| TASK STATEMENT |
Look through the data for the string "this". Copy every line where it is found.

| MATERIAL PROVIDED |
## START

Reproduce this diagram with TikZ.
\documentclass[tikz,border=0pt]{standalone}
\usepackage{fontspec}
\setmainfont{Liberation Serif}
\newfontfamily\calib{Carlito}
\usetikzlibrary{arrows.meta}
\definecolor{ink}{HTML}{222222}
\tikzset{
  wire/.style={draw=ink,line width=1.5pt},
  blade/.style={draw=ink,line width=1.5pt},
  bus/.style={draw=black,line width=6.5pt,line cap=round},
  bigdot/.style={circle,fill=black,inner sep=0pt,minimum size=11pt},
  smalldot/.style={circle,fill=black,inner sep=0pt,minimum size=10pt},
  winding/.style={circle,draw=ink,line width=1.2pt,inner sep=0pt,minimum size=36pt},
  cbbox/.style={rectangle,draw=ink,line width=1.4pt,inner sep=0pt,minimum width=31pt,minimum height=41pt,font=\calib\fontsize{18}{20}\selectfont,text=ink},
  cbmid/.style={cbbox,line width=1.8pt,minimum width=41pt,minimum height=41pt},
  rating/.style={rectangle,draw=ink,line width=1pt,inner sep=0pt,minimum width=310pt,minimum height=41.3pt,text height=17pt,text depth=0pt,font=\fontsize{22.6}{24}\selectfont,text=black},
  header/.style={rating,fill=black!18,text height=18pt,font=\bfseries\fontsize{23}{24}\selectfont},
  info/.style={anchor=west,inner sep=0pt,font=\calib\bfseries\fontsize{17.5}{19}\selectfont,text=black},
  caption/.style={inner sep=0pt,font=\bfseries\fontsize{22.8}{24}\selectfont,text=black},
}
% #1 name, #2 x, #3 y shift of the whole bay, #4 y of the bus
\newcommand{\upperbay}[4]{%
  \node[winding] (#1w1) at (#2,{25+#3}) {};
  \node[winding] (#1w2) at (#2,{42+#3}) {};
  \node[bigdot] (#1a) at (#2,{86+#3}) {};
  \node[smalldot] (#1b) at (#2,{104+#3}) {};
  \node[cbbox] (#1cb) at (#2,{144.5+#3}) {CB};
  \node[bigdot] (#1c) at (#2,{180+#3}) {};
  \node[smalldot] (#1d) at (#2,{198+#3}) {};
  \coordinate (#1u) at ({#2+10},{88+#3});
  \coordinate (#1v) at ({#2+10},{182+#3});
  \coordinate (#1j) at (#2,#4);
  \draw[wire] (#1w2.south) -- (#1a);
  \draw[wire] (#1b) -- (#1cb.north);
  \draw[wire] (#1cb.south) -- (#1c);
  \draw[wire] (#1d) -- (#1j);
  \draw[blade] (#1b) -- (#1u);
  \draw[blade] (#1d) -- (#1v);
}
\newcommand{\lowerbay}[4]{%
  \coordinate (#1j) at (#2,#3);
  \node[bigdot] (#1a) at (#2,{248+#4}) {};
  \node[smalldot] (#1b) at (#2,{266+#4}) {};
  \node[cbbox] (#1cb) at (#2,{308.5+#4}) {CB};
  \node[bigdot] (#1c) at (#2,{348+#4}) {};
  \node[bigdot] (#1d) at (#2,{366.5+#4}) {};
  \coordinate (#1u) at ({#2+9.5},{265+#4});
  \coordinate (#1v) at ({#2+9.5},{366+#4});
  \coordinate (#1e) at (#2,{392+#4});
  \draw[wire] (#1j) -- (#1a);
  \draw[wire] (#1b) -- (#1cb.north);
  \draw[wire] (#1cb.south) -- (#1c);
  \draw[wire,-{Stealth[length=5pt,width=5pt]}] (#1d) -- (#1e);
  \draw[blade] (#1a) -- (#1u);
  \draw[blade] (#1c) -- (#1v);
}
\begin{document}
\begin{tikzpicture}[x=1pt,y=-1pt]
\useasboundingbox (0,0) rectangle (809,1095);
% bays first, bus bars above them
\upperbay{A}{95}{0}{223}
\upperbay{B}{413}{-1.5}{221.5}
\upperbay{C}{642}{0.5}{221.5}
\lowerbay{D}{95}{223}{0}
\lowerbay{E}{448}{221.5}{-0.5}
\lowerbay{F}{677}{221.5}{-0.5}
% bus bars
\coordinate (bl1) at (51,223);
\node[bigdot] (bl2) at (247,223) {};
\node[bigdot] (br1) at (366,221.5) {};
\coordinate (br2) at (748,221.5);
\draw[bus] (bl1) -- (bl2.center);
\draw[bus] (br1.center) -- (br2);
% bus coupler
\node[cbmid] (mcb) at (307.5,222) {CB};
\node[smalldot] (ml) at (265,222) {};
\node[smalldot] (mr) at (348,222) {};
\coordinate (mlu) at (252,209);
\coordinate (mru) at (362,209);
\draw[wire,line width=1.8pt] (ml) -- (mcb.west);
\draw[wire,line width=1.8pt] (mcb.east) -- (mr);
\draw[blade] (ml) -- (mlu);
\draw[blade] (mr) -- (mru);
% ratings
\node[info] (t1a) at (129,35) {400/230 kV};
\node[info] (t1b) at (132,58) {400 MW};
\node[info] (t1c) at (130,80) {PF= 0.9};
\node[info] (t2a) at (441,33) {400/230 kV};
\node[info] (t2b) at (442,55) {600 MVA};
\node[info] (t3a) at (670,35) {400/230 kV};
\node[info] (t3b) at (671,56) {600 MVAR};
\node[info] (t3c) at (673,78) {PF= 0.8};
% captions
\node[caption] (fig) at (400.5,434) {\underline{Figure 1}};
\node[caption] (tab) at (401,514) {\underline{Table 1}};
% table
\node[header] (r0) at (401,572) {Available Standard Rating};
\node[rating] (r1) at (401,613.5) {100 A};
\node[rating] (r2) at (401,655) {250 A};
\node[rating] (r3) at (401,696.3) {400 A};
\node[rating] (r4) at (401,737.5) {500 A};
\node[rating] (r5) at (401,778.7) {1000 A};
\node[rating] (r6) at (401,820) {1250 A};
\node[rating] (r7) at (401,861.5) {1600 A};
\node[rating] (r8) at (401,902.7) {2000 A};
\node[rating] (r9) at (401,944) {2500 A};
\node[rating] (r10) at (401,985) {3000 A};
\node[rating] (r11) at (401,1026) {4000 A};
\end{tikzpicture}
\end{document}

## END
## START

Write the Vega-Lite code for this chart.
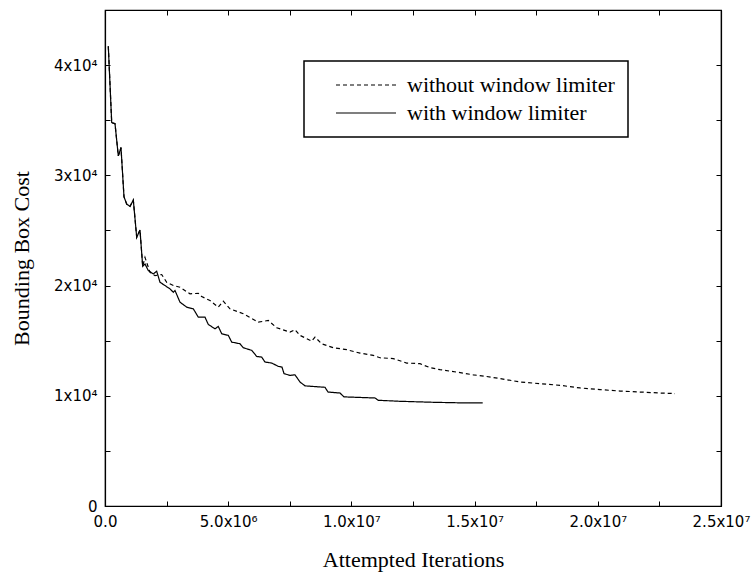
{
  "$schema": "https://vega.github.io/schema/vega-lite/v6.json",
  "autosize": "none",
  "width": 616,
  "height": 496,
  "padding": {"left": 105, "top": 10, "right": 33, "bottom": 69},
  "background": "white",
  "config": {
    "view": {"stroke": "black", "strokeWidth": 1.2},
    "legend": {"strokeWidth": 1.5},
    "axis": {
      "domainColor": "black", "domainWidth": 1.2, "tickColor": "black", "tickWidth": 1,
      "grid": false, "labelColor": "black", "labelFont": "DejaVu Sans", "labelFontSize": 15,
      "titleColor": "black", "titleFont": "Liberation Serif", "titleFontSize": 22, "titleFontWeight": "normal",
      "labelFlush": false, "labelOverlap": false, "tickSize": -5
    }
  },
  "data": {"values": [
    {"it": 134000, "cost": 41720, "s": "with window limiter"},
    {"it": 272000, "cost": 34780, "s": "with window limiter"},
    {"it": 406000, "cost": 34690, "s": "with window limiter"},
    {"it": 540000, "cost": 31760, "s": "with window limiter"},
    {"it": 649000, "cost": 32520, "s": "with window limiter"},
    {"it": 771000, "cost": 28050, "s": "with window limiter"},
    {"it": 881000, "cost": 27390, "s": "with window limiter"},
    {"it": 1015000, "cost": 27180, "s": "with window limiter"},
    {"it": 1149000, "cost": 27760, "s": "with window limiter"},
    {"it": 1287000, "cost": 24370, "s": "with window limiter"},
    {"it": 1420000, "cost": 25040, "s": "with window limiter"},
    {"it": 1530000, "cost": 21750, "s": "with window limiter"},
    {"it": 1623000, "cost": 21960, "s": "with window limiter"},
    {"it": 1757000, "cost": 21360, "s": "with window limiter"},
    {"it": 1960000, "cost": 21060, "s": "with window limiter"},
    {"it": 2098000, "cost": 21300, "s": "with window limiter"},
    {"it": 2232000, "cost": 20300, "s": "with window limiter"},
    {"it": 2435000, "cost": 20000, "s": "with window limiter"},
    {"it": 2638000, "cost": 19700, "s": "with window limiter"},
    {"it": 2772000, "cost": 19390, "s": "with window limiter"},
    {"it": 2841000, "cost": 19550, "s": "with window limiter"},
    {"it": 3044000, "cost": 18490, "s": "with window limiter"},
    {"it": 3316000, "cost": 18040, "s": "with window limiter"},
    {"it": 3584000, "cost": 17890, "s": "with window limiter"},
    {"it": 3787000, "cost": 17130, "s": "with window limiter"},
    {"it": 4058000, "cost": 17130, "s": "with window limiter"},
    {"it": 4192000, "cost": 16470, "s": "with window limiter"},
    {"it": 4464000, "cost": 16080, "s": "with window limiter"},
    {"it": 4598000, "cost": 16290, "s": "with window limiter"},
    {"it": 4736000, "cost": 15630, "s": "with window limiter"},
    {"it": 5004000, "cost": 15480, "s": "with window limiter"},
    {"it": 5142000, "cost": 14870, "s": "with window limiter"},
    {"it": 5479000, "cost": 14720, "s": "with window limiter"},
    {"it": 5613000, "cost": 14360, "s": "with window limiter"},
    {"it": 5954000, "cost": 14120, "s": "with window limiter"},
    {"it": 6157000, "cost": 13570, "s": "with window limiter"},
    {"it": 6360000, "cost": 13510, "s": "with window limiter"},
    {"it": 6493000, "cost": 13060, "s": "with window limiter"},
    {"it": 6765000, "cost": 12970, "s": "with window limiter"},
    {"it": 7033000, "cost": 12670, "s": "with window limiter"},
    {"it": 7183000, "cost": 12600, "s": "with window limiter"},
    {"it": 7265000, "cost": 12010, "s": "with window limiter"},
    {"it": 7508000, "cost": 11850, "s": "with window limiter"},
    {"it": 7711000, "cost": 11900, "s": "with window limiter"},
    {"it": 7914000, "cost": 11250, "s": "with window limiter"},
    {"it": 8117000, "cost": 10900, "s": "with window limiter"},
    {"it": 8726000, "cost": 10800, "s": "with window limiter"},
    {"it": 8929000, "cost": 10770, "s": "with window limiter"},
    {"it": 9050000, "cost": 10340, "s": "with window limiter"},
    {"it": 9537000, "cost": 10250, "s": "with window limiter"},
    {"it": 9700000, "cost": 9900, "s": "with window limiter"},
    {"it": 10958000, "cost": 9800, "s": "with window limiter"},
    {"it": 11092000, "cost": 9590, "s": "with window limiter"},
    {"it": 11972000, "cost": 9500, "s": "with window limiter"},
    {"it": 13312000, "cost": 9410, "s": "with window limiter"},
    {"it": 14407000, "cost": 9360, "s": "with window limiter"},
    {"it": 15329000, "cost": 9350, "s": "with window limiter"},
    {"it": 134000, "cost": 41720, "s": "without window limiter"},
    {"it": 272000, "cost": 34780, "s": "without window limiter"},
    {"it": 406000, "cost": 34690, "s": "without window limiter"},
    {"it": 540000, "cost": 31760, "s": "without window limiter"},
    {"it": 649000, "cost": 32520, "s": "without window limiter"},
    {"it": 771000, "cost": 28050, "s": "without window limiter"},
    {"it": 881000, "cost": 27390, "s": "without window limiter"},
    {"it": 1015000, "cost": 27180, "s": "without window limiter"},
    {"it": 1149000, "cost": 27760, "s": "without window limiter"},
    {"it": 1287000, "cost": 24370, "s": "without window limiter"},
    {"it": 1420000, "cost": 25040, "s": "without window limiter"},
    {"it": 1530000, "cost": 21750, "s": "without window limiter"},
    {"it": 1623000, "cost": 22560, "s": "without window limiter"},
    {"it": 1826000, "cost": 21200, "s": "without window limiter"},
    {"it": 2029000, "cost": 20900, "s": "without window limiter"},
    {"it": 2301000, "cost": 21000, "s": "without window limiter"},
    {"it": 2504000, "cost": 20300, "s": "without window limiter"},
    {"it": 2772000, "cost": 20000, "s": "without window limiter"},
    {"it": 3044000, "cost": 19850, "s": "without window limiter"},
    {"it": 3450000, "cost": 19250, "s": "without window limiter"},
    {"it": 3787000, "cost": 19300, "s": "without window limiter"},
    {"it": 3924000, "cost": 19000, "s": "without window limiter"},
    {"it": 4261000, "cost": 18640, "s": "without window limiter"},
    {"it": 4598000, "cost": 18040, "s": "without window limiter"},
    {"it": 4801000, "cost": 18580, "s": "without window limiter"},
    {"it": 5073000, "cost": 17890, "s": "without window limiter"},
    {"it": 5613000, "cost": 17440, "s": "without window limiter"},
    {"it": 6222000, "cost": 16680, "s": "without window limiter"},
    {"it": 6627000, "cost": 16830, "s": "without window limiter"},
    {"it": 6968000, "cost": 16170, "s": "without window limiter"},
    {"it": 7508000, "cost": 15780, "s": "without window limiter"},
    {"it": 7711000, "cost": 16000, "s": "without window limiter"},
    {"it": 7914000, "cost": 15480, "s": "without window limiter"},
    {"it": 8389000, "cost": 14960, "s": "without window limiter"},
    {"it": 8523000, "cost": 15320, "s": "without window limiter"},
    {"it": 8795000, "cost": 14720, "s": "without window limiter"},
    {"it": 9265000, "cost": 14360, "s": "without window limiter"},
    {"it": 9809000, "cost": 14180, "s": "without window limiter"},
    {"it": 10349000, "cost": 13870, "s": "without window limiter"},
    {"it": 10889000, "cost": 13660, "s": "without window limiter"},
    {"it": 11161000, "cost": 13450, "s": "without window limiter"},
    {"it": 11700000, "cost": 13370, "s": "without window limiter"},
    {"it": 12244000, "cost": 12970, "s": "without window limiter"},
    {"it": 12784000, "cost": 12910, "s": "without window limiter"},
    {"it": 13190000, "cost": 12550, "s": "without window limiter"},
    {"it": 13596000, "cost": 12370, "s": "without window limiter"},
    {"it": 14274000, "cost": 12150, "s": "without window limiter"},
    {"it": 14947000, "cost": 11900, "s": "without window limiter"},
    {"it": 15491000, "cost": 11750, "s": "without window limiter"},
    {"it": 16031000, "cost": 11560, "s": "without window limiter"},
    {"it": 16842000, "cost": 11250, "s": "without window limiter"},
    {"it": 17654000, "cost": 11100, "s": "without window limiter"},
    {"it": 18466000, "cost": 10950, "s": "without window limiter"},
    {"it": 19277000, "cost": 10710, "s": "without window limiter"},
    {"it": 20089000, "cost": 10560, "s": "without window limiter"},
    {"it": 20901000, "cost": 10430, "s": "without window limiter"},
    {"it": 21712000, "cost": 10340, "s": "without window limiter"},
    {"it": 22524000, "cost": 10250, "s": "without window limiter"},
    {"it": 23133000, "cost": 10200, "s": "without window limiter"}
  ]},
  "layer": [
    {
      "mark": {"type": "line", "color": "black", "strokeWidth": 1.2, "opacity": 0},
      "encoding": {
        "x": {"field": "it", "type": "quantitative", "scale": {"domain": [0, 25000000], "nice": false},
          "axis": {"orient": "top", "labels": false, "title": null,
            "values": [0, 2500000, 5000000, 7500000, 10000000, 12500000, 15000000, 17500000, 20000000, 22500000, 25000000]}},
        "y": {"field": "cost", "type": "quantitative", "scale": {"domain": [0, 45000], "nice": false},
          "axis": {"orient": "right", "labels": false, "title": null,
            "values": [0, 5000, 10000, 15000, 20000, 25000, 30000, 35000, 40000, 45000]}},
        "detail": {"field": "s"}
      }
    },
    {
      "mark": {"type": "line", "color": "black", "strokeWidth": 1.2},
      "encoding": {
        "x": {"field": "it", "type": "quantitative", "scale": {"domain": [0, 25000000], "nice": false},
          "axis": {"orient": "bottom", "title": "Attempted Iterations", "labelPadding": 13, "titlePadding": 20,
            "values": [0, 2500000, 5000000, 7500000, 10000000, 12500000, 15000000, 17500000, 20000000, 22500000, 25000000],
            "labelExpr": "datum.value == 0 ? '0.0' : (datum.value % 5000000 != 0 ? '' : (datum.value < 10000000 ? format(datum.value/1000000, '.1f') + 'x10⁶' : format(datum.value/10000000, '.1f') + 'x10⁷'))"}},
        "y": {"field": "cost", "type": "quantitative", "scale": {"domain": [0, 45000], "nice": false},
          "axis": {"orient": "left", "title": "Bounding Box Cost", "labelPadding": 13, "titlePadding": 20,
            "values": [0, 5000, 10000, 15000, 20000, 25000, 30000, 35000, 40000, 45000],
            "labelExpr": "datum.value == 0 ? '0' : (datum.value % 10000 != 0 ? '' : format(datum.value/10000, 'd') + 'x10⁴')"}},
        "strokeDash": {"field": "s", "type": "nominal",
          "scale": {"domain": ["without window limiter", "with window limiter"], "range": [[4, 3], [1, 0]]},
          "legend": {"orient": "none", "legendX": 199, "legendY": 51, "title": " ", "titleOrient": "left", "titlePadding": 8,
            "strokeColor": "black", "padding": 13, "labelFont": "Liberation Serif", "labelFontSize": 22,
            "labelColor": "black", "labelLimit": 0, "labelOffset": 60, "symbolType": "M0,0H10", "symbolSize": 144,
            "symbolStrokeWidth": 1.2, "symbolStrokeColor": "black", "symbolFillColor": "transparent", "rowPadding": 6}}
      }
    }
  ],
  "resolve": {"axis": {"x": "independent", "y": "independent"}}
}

## END
## START

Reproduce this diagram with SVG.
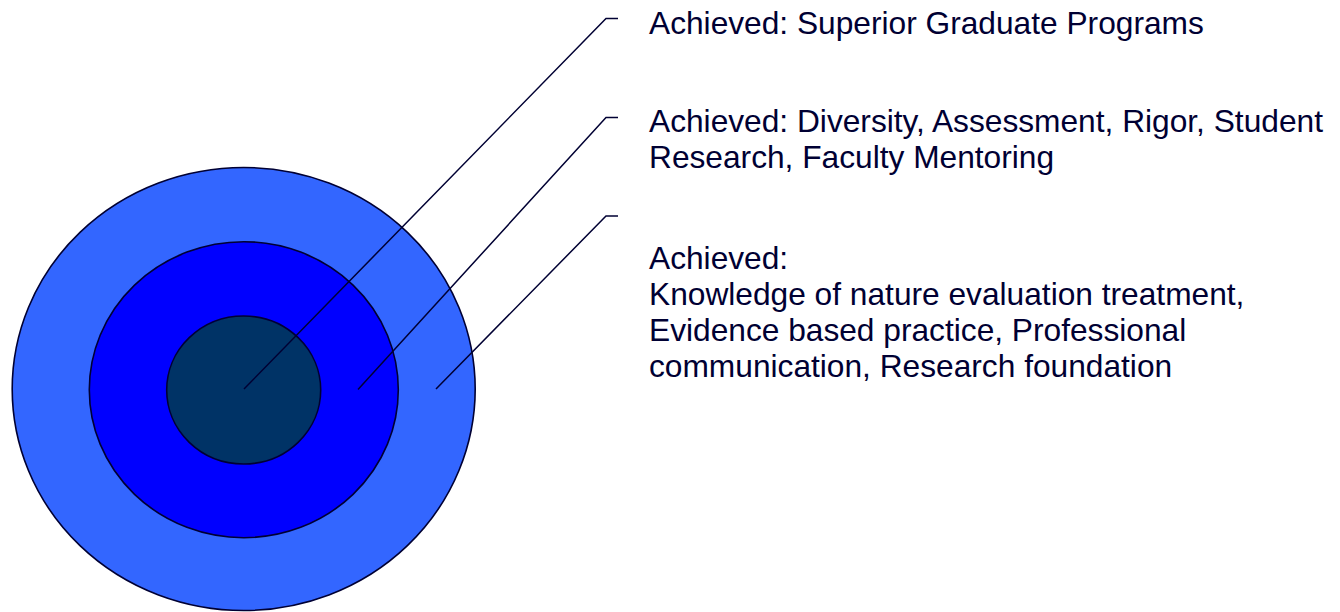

## END

| IN RESPONSE |
Reproduce this diagram with TikZ.
Write the Vega-Lite code for this chart.
Reproduce this diagram with SVG.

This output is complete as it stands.